Probing Ultralight Dark Matter at the Mega-Planck Scale with the Thorium Nuclear Clock
Jason Arakawa, Jack F. Doyle, Elina Fuchs, Jacob S. Higgins, Fiona Kirk, Kai Li, Tian Ooi, Gilad Perez, Wolfram Ratzinger, Marianna S. Safronova, Thorsten Schumm, Jun Ye, Chuankun Zhang
Abstract
Ultralight dark matter is expected to induce oscillations of nuclear parameters. These oscillations are characterized by extremely weak couplings or high suppression scales, with the Planck scale - the characteristic scale of quantum gravity - serving as a natural benchmark. Probing this phenomenon requires systems with exceptional sensitivity to shifts in nuclear energies. The uniquely low-energy nuclear isomeric transition in ${}^{229}$Th provides such sensitivity: it directly probes the nuclear interaction and, owing to a near cancellation between electromagnetic and nuclear contributions, its response to changes in nuclear structure is greatly amplified.
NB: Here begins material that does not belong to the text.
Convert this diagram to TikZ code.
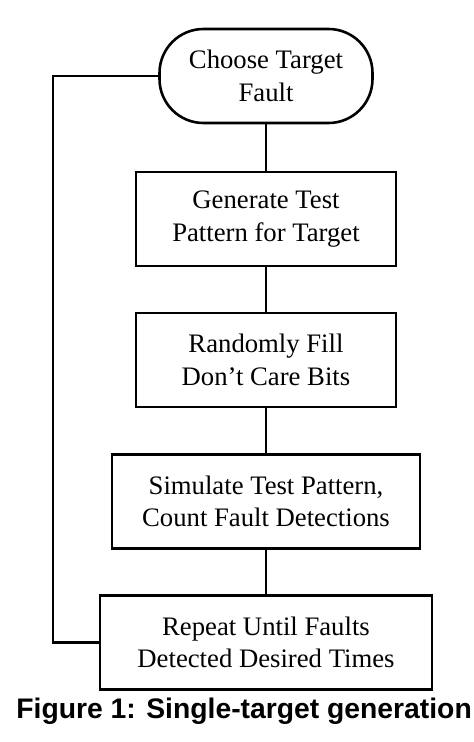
\documentclass[tikz,border=0pt]{standalone}
\usepackage{fontspec}
\setmainfont{Liberation Serif}
\newfontfamily\legende{Liberation Sans}
\usepackage{tikz}
\usetikzlibrary{positioning}

\tikzset{
  etape/.style={draw=black, line width=1.3pt, rectangle, align=center,
    inner sep=0pt, minimum height=47bp, font=\fontsize{13.4}{16.2}\selectfont},
  depart/.style={etape, rounded corners=22bp},
  lien/.style={line width=1.3pt}
}

\begin{document}
\begin{tikzpicture}[x=0.5bp, y=-0.5bp]
    \useasboundingbox (0,0) rectangle (474,742);
    % les cinq étapes
    \node[depart, minimum width=106.5bp] (choix) at (266,76) {Choose Target\\Fault};
    \node[etape, minimum width=130bp] (genere) at (266,219) {Generate Test\\Pattern for Target};
    \node[etape, minimum width=130bp] (remplit) at (266,360) {Randomly Fill\\Don't Care Bits};
    \node[etape, minimum width=154bp] (simule) at (266,501.5) {Simulate Test Pattern,\\Count Fault Detections};
    \node[etape, minimum width=166bp] (repete) at (266,642.5) {Repeat Until Faults\\Detected Desired Times};
    % liaisons verticales
    \draw[lien] (choix.south) -- (genere.north);
    \draw[lien] (genere.south) -- (remplit.north);
    \draw[lien] (remplit.south) -- (simule.north);
    \draw[lien] (simule.south) -- (repete.north);
    % boucle de retour
    \coordinate (coin) at (53,642.5);
    \draw[lien] (repete.west) -- (coin) |- (choix.west);
    % légende
    \node[anchor=base west, inner sep=0pt, font=\legende\bfseries\fontsize{14.2}{17}\selectfont]
      (titre) at (16,718) {Figure 1: Single-target generation};
\end{tikzpicture}
\end{document}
We devise and perform a new type of ultrasensitive search for dark matter which uses the precision nuclear spectroscopy at JILA to set the strongest bounds in the mass range $10^{-21}\,{\rm eV} \lesssim m_{\rm DM} \lesssim 10^{-19}\,{\rm eV}$. Our results probe effective interaction scales exceeding $10^6$ times the Planck scale (the Mega-Planck scale) and establish the ${}^{229}$Th system as the leading probe of dark matter couplings to the nuclear sector.